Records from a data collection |
— Start —
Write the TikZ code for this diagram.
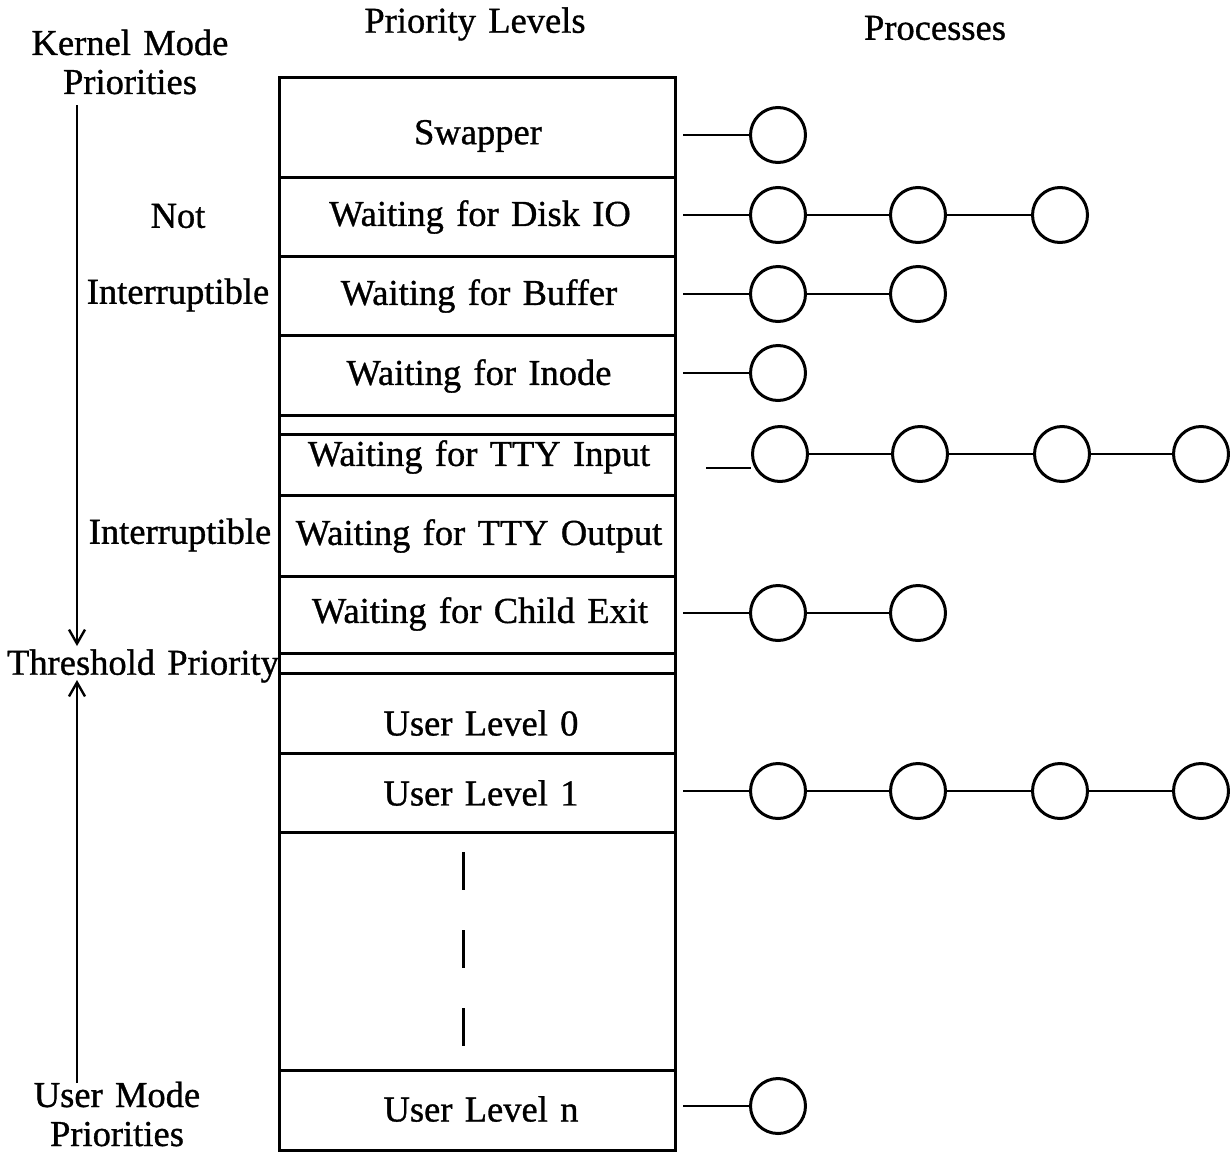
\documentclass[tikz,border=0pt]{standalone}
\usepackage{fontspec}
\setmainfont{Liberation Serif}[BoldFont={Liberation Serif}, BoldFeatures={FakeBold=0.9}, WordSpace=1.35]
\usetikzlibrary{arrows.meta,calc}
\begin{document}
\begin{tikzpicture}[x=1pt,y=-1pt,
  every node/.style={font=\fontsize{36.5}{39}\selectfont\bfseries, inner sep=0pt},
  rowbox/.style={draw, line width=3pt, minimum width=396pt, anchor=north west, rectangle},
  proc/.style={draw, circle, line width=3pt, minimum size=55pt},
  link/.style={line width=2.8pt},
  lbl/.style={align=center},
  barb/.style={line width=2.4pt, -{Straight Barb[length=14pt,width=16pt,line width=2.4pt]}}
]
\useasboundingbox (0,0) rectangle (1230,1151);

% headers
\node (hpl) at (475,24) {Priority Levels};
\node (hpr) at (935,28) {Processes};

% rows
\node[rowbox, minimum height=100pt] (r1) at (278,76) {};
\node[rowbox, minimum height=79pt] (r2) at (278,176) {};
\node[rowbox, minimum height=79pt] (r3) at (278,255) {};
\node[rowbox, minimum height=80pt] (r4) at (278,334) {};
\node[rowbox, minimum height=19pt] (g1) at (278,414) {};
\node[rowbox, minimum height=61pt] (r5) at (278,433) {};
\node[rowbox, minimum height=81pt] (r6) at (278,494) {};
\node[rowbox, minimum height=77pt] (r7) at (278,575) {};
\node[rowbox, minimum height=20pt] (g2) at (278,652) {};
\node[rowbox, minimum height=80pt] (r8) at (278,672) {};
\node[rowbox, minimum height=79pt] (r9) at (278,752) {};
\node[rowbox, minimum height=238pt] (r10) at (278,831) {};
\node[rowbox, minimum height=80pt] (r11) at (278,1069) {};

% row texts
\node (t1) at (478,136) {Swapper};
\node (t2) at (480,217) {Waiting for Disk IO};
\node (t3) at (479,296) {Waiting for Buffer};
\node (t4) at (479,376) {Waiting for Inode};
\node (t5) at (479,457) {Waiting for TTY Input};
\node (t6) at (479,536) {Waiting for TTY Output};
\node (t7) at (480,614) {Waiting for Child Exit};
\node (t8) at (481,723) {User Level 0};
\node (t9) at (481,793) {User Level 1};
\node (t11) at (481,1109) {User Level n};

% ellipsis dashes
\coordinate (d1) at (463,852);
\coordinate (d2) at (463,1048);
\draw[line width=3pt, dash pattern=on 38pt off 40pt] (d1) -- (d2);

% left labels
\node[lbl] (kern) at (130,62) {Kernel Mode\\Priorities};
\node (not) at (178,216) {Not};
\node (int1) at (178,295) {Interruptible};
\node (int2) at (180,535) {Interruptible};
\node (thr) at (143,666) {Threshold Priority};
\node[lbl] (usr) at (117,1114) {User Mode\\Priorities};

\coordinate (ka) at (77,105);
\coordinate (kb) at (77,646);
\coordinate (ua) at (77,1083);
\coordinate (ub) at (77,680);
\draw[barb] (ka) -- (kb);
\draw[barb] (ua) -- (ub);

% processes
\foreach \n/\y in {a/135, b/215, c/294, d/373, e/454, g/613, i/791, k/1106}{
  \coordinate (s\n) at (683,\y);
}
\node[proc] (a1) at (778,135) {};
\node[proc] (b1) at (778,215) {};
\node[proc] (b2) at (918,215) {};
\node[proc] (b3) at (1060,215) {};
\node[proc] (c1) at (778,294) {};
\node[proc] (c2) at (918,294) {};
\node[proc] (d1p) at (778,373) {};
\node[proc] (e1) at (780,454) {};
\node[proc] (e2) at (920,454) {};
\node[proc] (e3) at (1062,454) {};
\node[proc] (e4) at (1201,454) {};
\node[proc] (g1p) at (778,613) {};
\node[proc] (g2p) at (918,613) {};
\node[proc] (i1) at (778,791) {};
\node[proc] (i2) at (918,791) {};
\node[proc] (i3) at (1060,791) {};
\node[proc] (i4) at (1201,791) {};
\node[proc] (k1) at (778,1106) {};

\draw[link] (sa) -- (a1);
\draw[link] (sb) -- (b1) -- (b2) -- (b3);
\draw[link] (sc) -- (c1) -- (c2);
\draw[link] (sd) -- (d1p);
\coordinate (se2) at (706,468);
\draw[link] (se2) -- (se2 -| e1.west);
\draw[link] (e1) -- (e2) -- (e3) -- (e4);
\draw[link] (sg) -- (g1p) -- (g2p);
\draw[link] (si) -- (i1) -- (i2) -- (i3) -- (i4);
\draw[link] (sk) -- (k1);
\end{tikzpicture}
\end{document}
— End —
— Start —
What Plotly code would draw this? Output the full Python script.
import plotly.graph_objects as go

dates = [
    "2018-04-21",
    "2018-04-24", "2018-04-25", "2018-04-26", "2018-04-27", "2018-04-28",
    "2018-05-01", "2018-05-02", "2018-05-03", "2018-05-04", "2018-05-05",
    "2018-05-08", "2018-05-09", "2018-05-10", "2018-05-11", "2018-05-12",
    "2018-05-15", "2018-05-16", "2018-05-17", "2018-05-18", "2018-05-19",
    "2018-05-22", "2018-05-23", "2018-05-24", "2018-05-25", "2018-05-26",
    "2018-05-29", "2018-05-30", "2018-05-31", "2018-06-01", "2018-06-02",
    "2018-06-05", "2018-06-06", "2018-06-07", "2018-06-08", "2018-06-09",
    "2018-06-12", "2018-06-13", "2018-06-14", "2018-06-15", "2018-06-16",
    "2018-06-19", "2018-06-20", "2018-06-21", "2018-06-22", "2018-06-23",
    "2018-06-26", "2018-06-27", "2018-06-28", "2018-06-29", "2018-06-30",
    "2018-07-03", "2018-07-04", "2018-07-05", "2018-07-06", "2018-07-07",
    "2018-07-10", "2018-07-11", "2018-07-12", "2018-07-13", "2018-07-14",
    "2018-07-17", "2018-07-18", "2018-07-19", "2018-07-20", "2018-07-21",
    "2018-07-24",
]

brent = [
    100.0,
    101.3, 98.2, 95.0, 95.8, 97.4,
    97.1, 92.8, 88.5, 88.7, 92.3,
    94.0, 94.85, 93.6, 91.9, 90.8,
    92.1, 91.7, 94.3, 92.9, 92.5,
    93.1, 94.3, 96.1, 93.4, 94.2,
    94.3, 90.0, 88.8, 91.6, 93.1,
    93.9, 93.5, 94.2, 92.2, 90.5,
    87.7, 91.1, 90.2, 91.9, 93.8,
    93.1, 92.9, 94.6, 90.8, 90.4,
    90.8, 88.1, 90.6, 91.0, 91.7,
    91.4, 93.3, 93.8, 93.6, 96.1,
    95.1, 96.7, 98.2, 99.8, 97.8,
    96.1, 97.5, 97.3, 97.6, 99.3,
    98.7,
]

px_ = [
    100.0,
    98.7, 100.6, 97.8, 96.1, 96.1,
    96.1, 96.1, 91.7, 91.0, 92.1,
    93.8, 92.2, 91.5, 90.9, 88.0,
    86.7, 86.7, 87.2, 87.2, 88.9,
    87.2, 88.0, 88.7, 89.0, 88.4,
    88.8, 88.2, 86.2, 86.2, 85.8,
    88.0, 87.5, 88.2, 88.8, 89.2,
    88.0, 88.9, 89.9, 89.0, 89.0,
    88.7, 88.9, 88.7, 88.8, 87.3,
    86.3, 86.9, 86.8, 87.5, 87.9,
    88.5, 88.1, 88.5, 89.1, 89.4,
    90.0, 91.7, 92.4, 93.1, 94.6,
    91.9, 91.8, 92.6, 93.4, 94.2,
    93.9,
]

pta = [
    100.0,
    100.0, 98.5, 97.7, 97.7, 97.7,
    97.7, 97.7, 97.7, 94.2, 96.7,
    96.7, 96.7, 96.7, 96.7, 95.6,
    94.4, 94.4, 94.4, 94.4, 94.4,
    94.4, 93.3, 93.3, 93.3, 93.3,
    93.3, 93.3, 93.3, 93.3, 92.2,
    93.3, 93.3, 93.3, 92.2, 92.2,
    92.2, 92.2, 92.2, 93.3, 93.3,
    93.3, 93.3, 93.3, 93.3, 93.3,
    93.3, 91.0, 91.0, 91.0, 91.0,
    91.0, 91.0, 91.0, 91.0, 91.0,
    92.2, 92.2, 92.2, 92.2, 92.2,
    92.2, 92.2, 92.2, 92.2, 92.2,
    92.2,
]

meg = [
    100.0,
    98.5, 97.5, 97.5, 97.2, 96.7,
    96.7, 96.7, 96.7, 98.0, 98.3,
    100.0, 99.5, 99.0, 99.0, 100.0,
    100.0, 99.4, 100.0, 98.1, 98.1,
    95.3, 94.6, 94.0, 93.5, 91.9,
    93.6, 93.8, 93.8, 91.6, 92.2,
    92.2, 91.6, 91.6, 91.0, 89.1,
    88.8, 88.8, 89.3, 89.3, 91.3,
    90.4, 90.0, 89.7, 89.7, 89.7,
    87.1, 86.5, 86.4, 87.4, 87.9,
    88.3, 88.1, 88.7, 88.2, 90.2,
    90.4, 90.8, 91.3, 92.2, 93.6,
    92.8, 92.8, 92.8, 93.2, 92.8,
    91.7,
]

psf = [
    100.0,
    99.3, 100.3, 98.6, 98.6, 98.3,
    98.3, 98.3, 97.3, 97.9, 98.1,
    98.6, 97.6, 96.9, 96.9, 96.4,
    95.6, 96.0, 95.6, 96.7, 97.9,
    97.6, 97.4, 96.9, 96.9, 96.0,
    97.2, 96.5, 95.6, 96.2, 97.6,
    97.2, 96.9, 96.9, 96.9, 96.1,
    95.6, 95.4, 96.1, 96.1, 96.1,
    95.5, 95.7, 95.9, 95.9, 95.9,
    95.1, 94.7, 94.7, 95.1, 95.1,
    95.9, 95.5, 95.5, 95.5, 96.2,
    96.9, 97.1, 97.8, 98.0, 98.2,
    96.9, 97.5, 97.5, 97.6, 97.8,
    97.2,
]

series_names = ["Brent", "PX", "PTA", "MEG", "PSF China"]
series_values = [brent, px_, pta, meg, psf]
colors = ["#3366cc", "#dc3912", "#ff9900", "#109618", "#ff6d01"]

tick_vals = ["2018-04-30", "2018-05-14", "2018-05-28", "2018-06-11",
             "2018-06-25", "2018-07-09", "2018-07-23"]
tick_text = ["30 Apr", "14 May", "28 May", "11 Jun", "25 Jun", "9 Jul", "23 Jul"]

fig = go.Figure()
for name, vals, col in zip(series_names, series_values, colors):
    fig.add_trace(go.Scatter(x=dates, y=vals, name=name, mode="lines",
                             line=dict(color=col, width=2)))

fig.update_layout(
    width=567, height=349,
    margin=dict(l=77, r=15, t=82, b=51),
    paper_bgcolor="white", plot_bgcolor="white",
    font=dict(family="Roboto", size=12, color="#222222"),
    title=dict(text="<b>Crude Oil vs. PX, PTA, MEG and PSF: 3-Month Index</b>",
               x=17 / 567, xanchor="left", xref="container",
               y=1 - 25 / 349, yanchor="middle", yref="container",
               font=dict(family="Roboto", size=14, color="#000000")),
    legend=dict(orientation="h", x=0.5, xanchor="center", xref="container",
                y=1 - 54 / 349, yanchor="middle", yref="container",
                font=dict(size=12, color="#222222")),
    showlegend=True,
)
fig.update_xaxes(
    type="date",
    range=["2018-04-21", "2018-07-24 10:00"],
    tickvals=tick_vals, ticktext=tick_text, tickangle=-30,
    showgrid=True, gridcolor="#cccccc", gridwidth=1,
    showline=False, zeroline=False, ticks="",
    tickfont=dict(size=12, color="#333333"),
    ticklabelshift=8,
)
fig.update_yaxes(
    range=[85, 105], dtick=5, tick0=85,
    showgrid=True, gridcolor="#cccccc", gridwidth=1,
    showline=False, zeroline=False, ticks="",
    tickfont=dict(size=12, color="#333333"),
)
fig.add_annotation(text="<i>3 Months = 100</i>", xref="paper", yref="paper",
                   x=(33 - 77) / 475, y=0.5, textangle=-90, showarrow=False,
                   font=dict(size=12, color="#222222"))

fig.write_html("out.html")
— End —
In the listing above, find the line containing "Write the TikZ code for this diagram." and the line containing "minimum height=80pt] (r11)", then write out both of them and every line between, exactly, with no pictures.

Write the TikZ code for this diagram.
\documentclass[tikz,border=0pt]{standalone}
\usepackage{fontspec}
\setmainfont{Liberation Serif}[BoldFont={Liberation Serif}, BoldFeatures={FakeBold=0.9}, WordSpace=1.35]
\usetikzlibrary{arrows.meta,calc}
\begin{document}
\begin{tikzpicture}[x=1pt,y=-1pt,
  every node/.style={font=\fontsize{36.5}{39}\selectfont\bfseries, inner sep=0pt},
  rowbox/.style={draw, line width=3pt, minimum width=396pt, anchor=north west, rectangle},
  proc/.style={draw, circle, line width=3pt, minimum size=55pt},
  link/.style={line width=2.8pt},
  lbl/.style={align=center},
  barb/.style={line width=2.4pt, -{Straight Barb[length=14pt,width=16pt,line width=2.4pt]}}
]
\useasboundingbox (0,0) rectangle (1230,1151);

% headers
\node (hpl) at (475,24) {Priority Levels};
\node (hpr) at (935,28) {Processes};

% rows
\node[rowbox, minimum height=100pt] (r1) at (278,76) {};
\node[rowbox, minimum height=79pt] (r2) at (278,176) {};
\node[rowbox, minimum height=79pt] (r3) at (278,255) {};
\node[rowbox, minimum height=80pt] (r4) at (278,334) {};
\node[rowbox, minimum height=19pt] (g1) at (278,414) {};
\node[rowbox, minimum height=61pt] (r5) at (278,433) {};
\node[rowbox, minimum height=81pt] (r6) at (278,494) {};
\node[rowbox, minimum height=77pt] (r7) at (278,575) {};
\node[rowbox, minimum height=20pt] (g2) at (278,652) {};
\node[rowbox, minimum height=80pt] (r8) at (278,672) {};
\node[rowbox, minimum height=79pt] (r9) at (278,752) {};
\node[rowbox, minimum height=238pt] (r10) at (278,831) {};
\node[rowbox, minimum height=80pt] (r11) at (278,1069) {};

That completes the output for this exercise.